Victims of Josh Hawley's "political deception and personal betrayal" speak to Washington Post

How did Josh Hawley transition from a privileged rich kid with an Ivy League education to a fist-pumping antidemocratic insurrectionist? The Washington Post traces the path of Hawley and how he betrayed and backstabbed his way to a senatorship.

From the article:

[Hawley] has expressed sympathy with some of the country's most far-right, anti-government extremists, demonstrating a willingness to see the world through their grievance-infused prism even after horrific attacks — from Oklahoma City in 1995, when he was 15, to the Capitol attack in 2021.

In the wake of Jan. 6, Hawley has made clear that he is committed to just one of those personas. It is the one that propelled him to promote Trump's baseless election claims and help inspire an insurrection — and it has made Hawley an instant star in today's far-right Republican Party.
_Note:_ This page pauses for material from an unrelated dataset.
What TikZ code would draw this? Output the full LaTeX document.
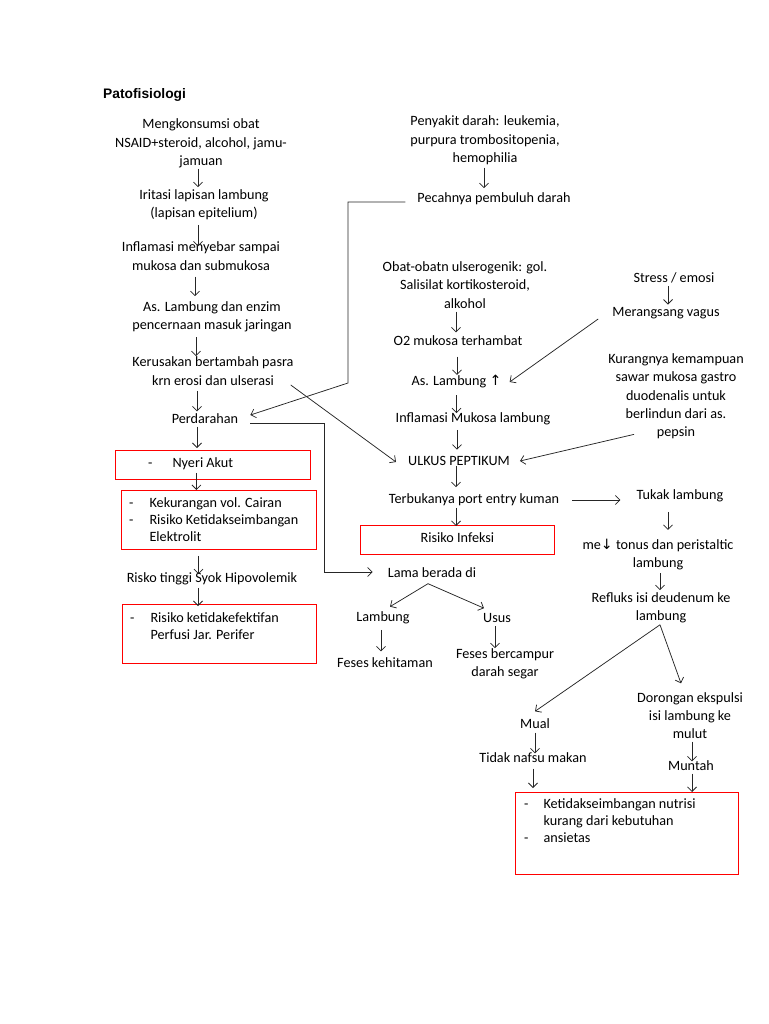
\documentclass[tikz,border=0pt]{standalone}
\usepackage{fontspec}
\setmainfont{Carlito}
\newfontfamily\titlefont{Liberation Sans}
\newfontfamily\arrowfont{DejaVu Sans}
\usepackage{tikz}
\usetikzlibrary{arrows.meta,positioning,calc}

\begin{document}
\begin{tikzpicture}[x=1pt,y=-1pt,
    txt/.style={align=center,inner sep=1pt,font=\fontsize{14.2}{18.3}\selectfont},
    boxtxt/.style={inner sep=0pt,font=\fontsize{14.2}{17}\selectfont},
    redbox/.style={draw=red,line width=0.9pt,inner sep=0pt},
    arr/.style={draw=black!85,line width=0.75pt,-{Straight Barb[length=4.5pt,width=9pt]}}]
    \useasboundingbox (0,0) rectangle (768,1024);
    \node[anchor=west,inner sep=0pt,font=\titlefont\bfseries\fontsize{13.8}{16}\selectfont] (judul) at (103,95) {Patofisiologi};
    % Left column
    \node[txt] (obat) at (201,143.5) {Mengkonsumsi obat\\NSAID+steroid, alcohol, jamu-\\jamuan};
    \node[txt] (iritasi) at (204,204.5) {Iritasi lapisan lambung\\(lapisan epitelium)};
    \node[txt] (inflam) at (201,256) {Inflamasi menyebar sampai\\mukosa dan submukosa};
    \node[txt] (asam) at (212,316.5) {As. Lambung dan enzim\\pencernaan masuk jaringan};
    \node[txt] (rusak) at (213,371) {Kerusakan bertambah pasra\\krn erosi dan ulserasi};
    \node[txt] (darah) at (205,419) {Perdarahan};
    \node[redbox,anchor=north west,minimum width=195pt,minimum height=29pt] (nyeri) at (115,450) {};
    \node[boxtxt,anchor=west] (nyerit) at ([xshift=33,yshift=0.5]nyeri.west)
        {\begin{tabular}{@{}l@{\hspace{20pt}}l@{}}-&Nyeri Akut\end{tabular}};
    \node[redbox,anchor=north west,minimum width=195pt,minimum height=59pt] (cairan) at (121,490) {};
    \node[boxtxt,anchor=north west] (cairant) at ([xshift=8,yshift=-5.5]cairan.north west)
        {\begin{tabular}{@{}l@{\hspace{16pt}}l@{}}-&Kekurangan vol. Cairan\\-&Risiko Ketidakseimbangan\\&Elektrolit\end{tabular}};
    \node[txt] (syok) at (212,579) {Risko tinggi Syok Hipovolemik};
    \node[redbox,anchor=north west,minimum width=194pt,minimum height=59pt] (perfusi) at (122,604) {};
    \node[boxtxt,anchor=north west] (perfusit) at ([xshift=8,yshift=-6.5]perfusi.north west)
        {\begin{tabular}{@{}l@{\hspace{16pt}}l@{}}-&Risiko ketidakefektifan\\&Perfusi Jar. Perifer\end{tabular}};
    % Middle column
    \node[txt] (penyakit) at (485,140.5) {Penyakit darah: leukemia,\\purpura trombositopenia,\\hemophilia};
    \node[txt] (pecah) at (494,198.5) {Pecahnya pembuluh darah};
    \node[txt] (ulsero) at (465,285) {Obat-obatn ulserogenik: gol.\\Salisilat kortikosteroid,\\alkohol};
    \node[txt] (oksigen) at (458,341) {O2 mukosa terhambat};
    \node[txt] (asnaik) at (456.5,382) {As. Lambung {\arrowfont↑}};
    \node[txt] (inflmuk) at (473,419) {Inflamasi Mukosa lambung};
    \node[txt] (ulkus) at (459,461) {ULKUS PEPTIKUM};
    \node[txt] (port) at (474,500) {Terbukanya port entry kuman};
    \node[redbox,anchor=north west,minimum width=194pt,minimum height=29pt] (infeksi) at (360,525) {};
    \node[txt] (infeksit) at ([yshift=2]infeksi.center) {Risiko Infeksi};
    \node[txt] (lama) at (432,573) {Lama berada di};
    \node[txt] (lambung) at (383,618) {Lambung};
    \node[txt] (usus) at (497,618) {Usus};
    \node[txt] (hitam) at (385,663) {Feses kehitaman};
    \node[txt] (segar) at (505,664) {Feses bercampur\\darah segar};
    % Right column
    \node[txt] (stress) at (674,278) {Stress / emosi};
    \node[txt] (vagus) at (666,313.5) {Merangsang vagus};
    \node[txt] (sawar) at (676,396.5) {Kurangnya kemampuan\\sawar mukosa gastro\\duodenalis untuk\\berlindun dari as.\\pepsin};
    \node[txt] (tukak) at (680,496) {Tukak lambung};
    \node[txt] (tonus) at (658,554.5) {me{\arrowfont↓} tonus dan peristaltic\\lambung};
    \node[txt] (refluks) at (661,608) {Refluks isi deudenum ke\\lambung};
    \node[txt] (mual) at (535,724) {Mual};
    \node[txt] (nafsu) at (533,758) {Tidak nafsu makan};
    \node[txt] (dorong) at (690,715.5) {Dorongan ekspulsi\\isi lambung ke\\mulut};
    \node[txt] (muntah) at (691,766) {Muntah};
    \node[redbox,anchor=north west,minimum width=223pt,minimum height=82pt] (nutrisi) at (515,792) {};
    \node[boxtxt,anchor=north west] (nutrisit) at ([xshift=9,yshift=-4.5]nutrisi.north west)
        {\begin{tabular}{@{}l@{\hspace{15pt}}l@{}}-&Ketidakseimbangan nutrisi\\&kurang dari kebutuhan\\-&ansietas\end{tabular}};
    % Short down arrows: from/to/xshift/shorten start/shorten end
    \foreach \a/\b/\s/\p/\q in {obat/iritasi/-3/-0.5/1, iritasi/inflam/-6/4/-5.7,
        inflam/asam/-6/5.3/3.8, asam/rusak/-16/4/-0.5, rusak/darah/-16/4.5/1.5,
        darah/nyeri/-8/1.5/2, nyeri/cairan/-16.5/-7/0, cairan/syok/-20.5/6/-2.5,
        syok/perfusi/-14/1.5/-2, penyakit/pecah/-1/1.5/3, ulsero/oksigen/-9/2.2/2.5,
        oksigen/asnaik/-1/9.5/-0.5, asnaik/inflmuk/0/5.5/-1.5, inflmuk/ulkus/-16/3.5/5.5,
        ulkus/port/-3/-1/5.5, port/infeksi/-18/0.5/-1, lambung/hitam/-2/4.5/5.5,
        usus/segar/-2/2.5/-0.7, stress/vagus/-6/1.5/2, tukak/tonus/-12/8.5/7.8,
        tonus/refluks/2/1.8/1.3, mual/nafsu/0/2.5/-1.5, nafsu/nutrisi/0/4.5/4,
        dorong/muntah/2/1.7/-1.5, muntah/nutrisi/1/1.5/0} {
        \draw[arr,shorten <=\p,shorten >=\q] ([xshift=\s]\a.south) -- ([xshift=\s]\a.south |- \b.north);
    }
    % Long connectors
    \coordinate (tekuk1) at (348,383);
    \coordinate (tekuk2) at (324,572);
    \draw[arr] ([xshift=-11,yshift=-3.5]pecah.west) -| (tekuk1) -- ([xshift=11,yshift=4]darah.east);
    \draw[arr] ([xshift=11,yshift=-4]darah.east) -| (tekuk2) -- ([xshift=-14]lama.west |- tekuk2);
    \draw[arr] ([xshift=-4,yshift=-14]rusak.east) -- ([xshift=-11,yshift=-1]ulkus.west);
    \draw[arr] ([xshift=-13,yshift=-5.5]vagus.west) -- ([xshift=7]asnaik.east);
    \draw[arr] ([xshift=-42,yshift=6]sawar.south) -- ([xshift=9]ulkus.east);
    \draw[arr] ([xshift=12]port.east) -- ([xshift=-15]tukak.west |- port.east);
    \draw[arr] ([xshift=-4,yshift=-4.5]lama.south) -- ([xshift=7,yshift=4]lambung.north);
    \draw[arr] ([xshift=-4,yshift=-4.5]lama.south) -- ([xshift=-13,yshift=4]usus.north);
    \draw[arr] ([xshift=-1,yshift=-0.3]refluks.south) -- ([yshift=6.5]mual.north);
    \draw[arr] ([xshift=-1,yshift=-0.3]refluks.south) -- ([xshift=-9,yshift=7.7]dorong.north);
\end{tikzpicture}
\end{document}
Now, former friends and supporters — a middle school classmate, a law school professor, a conservative columnist who promoted him and the Republican stalwart who recruited him to run for the Senate — say they are shocked that he has become a different politician than they expected, describing themselves as victims of political deception and personal betrayal.

"I feel very responsible for Josh Hawley being in the Senate. I feel terrible about it," said former senator John C. Danforth (R-Mo.), who recently called his encouragement of Hawley's Senate run the "greatest mistake of my life." He added, "Josh Hawley played a central role in creating if not the darkest day in American history, one of the darkest days in American history."

Hawley's dream seems to be to transform the United States into a fascist theocracy in the style of The Republic Gilead as depicted in The Handmaid's Tale.